While the world continues to spiral, Paul has been preparing for his family’s survival by acquiring, resourcing and peopling the ship. It’s a huge liner, and he has hand-picked 500 people to live on it, along with all the food, clothes, amenities, games, activities they might want for a long future ahead. The new community has been living in a holding pen for years, because Anna refuses to leave while she continues to hope that in fact life in London will improve. Finally, a crisis is provoked and Paul sets in motion the departure of the ship, sailing off into a new way of living for all aboard.

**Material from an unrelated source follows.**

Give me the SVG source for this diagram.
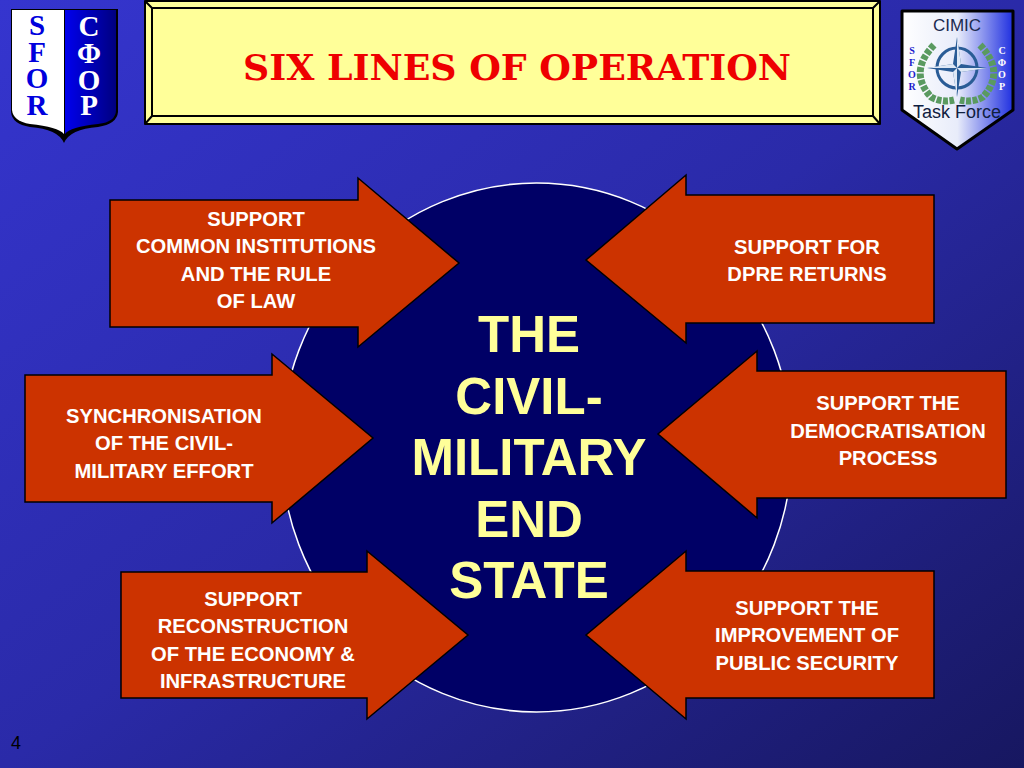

He’s built a utopia for Lally, but as he is hailed as the Father for his special, saved few, Lally alone remains ungrateful. Despite the evident vast size of the ship, it’s claustrophobic (although as I’ve always thought a cruise ship would be hell on toast, that could just be me). Lally’s companions eagerly turn their backs on both their varied, haunted pasts and the horrors of the news, to focus on a now that they’ve been convinced is their destination. They have certainty: that they can do meaningful work in keeping the ship running, the children educated, the food cooked. Their needs are met, from football to pianos to embroidery silks.  Lally alone continues to question and to search for a direction, for both the ship and herself. The only flaw in Paul’s plan to protect and educate his daughter is Lally herself.  With a ship full of people willing to love her, she won’t let herself be loved.

It’s a deft and though provoking novel, asking big questions: is ease and certainty for a few worth the loss to the many? Should, or can, someone be happy in a constrained, finite present with no thought to the future? Paul is a convincing, charismatic figure but he may be peddling no more than bread and circuses, and it’s not enough for Lally. In the end, she makes a different choice, for life rather than what she thinks of as a living death.